● Work to do
Starting with the line that contains "What Chart.js code" and stopping after the line that contains "const foxoOtherErrDown = [0.14, 0, 0.19, 0.17];", output every line exactly as it stands.

___ Dataset excerpts ___

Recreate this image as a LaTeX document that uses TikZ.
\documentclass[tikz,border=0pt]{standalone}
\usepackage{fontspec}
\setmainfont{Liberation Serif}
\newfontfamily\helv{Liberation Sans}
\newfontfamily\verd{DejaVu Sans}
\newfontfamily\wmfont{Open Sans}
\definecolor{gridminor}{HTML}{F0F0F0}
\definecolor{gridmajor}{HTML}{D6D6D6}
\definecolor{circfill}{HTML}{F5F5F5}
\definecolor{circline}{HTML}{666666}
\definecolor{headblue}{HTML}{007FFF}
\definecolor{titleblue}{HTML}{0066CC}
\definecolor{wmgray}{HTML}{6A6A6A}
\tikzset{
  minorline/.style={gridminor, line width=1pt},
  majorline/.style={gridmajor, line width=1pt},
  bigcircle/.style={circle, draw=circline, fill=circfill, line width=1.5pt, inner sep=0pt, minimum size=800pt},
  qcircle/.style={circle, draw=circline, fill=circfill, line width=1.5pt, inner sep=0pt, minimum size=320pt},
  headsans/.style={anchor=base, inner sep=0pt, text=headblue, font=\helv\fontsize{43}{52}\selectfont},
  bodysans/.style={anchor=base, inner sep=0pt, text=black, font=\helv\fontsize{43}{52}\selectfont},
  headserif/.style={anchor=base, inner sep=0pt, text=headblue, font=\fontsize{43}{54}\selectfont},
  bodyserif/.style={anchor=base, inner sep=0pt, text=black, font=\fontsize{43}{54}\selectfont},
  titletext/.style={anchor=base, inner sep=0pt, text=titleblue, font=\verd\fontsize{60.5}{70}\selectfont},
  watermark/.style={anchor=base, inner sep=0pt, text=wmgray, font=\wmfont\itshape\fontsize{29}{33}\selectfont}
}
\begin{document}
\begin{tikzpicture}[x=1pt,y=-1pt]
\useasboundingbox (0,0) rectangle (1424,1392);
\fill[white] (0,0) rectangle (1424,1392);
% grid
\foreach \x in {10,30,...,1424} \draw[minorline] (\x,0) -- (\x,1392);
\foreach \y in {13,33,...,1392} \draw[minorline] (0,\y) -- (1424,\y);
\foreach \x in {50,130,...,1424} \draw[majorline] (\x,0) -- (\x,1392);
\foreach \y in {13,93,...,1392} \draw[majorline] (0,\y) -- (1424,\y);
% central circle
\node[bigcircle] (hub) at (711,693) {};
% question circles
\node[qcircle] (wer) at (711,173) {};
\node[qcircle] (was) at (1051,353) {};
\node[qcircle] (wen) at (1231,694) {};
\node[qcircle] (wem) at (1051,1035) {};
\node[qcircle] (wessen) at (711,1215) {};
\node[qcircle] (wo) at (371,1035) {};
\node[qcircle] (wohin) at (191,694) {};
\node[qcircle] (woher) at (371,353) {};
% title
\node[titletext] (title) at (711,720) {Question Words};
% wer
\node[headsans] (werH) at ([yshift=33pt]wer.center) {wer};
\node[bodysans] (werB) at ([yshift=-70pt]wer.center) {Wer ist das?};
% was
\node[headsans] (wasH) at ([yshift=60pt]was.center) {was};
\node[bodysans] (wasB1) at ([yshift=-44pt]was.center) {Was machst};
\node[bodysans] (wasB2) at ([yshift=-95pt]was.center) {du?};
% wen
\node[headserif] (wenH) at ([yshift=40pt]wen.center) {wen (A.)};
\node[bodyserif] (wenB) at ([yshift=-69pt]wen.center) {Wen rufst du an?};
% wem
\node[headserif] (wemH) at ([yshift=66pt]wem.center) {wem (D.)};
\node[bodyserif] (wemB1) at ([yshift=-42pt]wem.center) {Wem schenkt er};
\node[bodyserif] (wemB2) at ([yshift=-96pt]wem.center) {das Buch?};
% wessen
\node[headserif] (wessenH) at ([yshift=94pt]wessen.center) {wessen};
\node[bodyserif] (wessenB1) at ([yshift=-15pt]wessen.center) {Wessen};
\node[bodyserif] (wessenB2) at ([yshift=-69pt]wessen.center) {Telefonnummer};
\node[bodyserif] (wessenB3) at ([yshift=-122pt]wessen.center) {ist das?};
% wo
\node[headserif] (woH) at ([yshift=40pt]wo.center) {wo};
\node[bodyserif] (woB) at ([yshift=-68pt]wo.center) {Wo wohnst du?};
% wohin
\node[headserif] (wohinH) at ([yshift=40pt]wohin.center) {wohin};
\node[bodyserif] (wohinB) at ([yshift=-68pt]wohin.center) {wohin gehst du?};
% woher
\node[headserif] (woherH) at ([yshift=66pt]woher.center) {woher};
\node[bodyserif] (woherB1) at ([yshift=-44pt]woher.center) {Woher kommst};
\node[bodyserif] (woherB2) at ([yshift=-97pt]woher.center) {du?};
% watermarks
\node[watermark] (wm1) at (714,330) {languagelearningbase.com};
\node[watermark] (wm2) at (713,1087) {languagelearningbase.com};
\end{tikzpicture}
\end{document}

___
___ Dataset excerpts ___

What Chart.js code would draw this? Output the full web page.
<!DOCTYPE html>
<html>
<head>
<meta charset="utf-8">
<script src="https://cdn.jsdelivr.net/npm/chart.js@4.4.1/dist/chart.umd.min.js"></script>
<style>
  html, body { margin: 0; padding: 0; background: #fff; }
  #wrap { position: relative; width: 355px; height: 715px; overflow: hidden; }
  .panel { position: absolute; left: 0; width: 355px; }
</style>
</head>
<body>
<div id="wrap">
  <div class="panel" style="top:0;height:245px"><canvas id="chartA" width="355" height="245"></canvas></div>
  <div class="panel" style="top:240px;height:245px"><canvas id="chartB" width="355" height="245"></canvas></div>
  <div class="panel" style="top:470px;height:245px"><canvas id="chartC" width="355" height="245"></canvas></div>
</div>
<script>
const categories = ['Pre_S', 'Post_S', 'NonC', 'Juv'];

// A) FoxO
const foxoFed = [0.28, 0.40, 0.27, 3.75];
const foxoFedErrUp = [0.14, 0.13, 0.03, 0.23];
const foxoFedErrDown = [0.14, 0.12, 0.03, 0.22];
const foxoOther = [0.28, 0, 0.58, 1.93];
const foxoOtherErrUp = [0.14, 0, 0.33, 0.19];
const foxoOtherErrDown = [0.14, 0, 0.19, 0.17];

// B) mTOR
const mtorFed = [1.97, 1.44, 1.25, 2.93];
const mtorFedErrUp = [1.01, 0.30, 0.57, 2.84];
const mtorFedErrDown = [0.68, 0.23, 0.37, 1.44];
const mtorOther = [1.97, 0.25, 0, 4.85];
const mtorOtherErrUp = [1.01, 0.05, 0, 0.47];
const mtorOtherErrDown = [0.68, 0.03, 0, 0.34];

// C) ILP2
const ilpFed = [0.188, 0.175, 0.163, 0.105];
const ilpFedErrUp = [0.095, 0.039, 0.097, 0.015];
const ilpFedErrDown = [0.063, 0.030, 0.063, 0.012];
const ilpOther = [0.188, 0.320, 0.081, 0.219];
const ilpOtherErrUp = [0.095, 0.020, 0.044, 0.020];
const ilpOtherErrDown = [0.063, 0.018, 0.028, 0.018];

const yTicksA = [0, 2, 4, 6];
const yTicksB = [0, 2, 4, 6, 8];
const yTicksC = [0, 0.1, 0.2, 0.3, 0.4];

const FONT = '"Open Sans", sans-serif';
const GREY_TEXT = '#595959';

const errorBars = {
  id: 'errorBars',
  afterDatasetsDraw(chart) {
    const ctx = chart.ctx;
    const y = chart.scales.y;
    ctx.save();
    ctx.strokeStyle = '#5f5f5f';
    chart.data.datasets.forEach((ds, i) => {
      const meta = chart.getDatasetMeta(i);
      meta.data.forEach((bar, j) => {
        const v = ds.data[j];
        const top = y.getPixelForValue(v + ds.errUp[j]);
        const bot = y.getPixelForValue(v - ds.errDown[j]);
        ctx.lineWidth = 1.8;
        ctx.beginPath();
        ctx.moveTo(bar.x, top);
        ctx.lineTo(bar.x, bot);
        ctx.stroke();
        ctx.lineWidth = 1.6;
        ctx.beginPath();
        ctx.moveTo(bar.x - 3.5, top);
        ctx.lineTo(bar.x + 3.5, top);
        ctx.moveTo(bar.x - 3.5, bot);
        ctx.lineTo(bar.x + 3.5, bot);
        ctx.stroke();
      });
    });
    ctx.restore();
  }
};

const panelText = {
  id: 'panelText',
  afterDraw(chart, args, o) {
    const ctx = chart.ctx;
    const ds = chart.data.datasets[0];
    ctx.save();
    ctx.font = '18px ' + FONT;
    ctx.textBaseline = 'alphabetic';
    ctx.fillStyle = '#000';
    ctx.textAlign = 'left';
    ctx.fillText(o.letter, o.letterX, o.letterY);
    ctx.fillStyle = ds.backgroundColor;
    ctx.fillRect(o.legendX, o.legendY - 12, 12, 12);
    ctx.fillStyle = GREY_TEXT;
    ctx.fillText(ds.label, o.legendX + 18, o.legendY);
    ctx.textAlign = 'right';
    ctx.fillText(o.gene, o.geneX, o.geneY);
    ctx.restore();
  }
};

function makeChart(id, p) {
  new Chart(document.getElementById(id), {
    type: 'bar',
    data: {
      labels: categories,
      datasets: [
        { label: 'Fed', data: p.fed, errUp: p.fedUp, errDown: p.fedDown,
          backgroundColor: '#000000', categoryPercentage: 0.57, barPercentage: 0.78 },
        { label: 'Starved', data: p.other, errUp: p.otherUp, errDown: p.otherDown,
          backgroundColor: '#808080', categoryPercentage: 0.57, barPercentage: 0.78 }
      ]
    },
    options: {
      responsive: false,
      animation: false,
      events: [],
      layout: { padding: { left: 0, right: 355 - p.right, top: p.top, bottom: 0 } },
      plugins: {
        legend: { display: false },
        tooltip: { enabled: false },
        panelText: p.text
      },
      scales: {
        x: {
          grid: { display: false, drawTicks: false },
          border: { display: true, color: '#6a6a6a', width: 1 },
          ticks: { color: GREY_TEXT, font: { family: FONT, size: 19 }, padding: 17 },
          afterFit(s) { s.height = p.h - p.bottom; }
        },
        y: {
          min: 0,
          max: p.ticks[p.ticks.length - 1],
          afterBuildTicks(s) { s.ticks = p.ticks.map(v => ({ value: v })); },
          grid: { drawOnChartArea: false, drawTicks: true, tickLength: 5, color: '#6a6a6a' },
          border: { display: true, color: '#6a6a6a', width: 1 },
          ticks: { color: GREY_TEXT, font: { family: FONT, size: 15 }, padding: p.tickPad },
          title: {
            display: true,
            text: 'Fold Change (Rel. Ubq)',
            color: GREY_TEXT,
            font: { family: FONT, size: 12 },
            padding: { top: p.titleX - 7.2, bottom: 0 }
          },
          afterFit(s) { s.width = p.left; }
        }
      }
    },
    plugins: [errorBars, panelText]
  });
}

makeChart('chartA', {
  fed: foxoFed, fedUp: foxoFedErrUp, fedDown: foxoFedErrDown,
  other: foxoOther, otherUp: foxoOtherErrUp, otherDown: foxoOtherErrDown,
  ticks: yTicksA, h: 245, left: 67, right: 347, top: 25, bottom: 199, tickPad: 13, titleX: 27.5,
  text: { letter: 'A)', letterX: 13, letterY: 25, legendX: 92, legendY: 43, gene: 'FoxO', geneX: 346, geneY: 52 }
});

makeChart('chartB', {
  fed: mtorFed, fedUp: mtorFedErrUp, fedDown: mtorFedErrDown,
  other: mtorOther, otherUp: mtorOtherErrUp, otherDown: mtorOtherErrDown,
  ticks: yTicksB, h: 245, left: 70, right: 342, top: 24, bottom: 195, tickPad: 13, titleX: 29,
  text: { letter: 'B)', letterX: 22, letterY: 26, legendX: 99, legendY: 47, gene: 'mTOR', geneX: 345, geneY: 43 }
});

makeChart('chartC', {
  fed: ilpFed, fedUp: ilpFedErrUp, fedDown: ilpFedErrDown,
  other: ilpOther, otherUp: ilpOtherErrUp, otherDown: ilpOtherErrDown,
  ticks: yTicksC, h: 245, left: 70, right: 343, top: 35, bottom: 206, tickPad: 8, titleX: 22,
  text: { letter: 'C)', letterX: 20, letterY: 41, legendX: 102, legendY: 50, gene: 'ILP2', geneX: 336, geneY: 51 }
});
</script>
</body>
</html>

___
___ Dataset excerpts ___

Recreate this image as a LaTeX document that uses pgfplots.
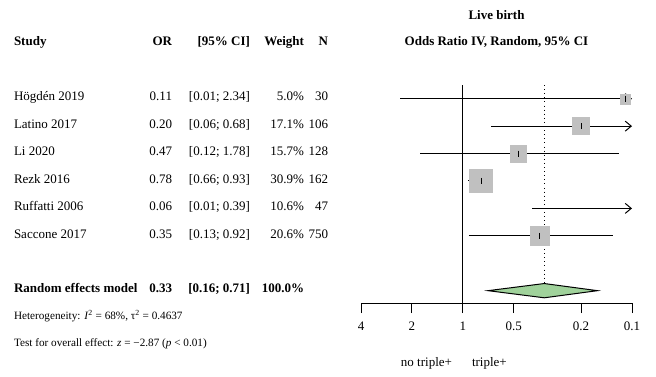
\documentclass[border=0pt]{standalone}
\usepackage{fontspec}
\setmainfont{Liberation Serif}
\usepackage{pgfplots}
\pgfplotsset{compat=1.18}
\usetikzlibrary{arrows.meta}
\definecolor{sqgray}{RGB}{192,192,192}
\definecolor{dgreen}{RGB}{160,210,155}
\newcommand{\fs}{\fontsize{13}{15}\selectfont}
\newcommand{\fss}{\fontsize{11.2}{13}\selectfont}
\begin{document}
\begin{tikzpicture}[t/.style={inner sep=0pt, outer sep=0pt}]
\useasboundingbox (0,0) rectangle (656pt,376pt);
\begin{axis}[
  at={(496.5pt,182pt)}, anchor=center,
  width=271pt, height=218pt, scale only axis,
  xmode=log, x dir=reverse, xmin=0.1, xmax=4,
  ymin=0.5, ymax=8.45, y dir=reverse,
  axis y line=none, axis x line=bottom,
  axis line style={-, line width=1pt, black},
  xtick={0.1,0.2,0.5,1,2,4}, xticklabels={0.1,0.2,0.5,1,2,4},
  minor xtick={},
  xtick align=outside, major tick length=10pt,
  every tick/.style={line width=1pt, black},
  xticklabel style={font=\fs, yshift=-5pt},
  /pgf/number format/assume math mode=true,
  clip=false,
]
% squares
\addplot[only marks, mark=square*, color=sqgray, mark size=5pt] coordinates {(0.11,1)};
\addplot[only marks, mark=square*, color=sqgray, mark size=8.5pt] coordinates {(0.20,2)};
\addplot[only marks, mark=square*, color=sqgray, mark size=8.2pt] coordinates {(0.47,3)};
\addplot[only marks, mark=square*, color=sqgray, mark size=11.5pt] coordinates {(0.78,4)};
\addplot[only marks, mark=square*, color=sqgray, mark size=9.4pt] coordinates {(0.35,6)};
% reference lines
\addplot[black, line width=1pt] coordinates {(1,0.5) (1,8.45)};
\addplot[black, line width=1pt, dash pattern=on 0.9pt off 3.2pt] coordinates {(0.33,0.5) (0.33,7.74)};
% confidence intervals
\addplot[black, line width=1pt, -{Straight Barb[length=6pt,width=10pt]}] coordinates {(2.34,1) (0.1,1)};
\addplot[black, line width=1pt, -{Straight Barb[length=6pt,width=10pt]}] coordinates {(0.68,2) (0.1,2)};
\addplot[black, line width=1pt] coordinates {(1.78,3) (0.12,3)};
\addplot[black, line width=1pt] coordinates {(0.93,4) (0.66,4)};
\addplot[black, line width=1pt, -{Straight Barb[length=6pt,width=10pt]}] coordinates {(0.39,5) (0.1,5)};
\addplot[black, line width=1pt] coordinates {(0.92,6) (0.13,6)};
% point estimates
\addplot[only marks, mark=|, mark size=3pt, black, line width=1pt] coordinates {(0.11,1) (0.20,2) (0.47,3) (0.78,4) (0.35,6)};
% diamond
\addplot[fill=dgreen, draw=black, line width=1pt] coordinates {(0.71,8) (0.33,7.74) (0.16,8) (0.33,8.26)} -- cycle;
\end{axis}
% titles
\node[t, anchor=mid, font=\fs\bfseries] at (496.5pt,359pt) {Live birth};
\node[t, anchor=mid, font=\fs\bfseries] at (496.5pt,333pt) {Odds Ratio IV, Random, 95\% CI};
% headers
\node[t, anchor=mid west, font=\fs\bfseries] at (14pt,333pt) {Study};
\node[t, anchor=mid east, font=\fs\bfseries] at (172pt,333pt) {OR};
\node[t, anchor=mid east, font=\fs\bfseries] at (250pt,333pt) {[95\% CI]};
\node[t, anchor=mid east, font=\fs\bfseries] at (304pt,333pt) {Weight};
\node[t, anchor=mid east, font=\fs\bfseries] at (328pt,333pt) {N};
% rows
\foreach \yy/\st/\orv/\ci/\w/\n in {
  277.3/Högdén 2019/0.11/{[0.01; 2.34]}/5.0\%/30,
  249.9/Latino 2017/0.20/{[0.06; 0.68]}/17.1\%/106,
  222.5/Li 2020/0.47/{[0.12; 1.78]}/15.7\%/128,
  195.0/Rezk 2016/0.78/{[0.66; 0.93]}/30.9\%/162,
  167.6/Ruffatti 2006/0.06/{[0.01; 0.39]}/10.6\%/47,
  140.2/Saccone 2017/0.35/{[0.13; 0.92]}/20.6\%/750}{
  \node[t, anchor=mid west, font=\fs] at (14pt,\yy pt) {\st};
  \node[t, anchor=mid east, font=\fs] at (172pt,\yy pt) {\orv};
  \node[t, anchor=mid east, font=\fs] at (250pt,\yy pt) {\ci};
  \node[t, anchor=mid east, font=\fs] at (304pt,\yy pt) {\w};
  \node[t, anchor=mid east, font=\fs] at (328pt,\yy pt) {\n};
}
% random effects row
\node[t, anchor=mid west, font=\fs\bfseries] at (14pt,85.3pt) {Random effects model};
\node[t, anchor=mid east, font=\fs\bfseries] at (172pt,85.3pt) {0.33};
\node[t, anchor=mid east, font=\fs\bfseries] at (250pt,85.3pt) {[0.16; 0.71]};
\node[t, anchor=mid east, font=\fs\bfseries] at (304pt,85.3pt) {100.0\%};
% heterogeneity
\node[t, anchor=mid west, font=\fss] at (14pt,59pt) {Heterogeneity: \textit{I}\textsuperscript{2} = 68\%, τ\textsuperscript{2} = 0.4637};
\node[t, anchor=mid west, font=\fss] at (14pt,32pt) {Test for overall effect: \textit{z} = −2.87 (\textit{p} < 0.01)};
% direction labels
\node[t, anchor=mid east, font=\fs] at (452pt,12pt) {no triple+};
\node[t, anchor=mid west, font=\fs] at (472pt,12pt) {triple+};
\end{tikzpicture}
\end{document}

___

● Result below
What Chart.js code would draw this? Output the full web page.
<!DOCTYPE html>
<html>
<head>
<meta charset="utf-8">
<script src="https://cdn.jsdelivr.net/npm/chart.js@4.4.1/dist/chart.umd.min.js"></script>
<style>
  html, body { margin: 0; padding: 0; background: #fff; }
  #wrap { position: relative; width: 355px; height: 715px; overflow: hidden; }
  .panel { position: absolute; left: 0; width: 355px; }
</style>
</head>
<body>
<div id="wrap">
  <div class="panel" style="top:0;height:245px"><canvas id="chartA" width="355" height="245"></canvas></div>
  <div class="panel" style="top:240px;height:245px"><canvas id="chartB" width="355" height="245"></canvas></div>
  <div class="panel" style="top:470px;height:245px"><canvas id="chartC" width="355" height="245"></canvas></div>
</div>
<script>
const categories = ['Pre_S', 'Post_S', 'NonC', 'Juv'];

// A) FoxO
const foxoFed = [0.28, 0.40, 0.27, 3.75];
const foxoFedErrUp = [0.14, 0.13, 0.03, 0.23];
const foxoFedErrDown = [0.14, 0.12, 0.03, 0.22];
const foxoOther = [0.28, 0, 0.58, 1.93];
const foxoOtherErrUp = [0.14, 0, 0.33, 0.19];
const foxoOtherErrDown = [0.14, 0, 0.19, 0.17];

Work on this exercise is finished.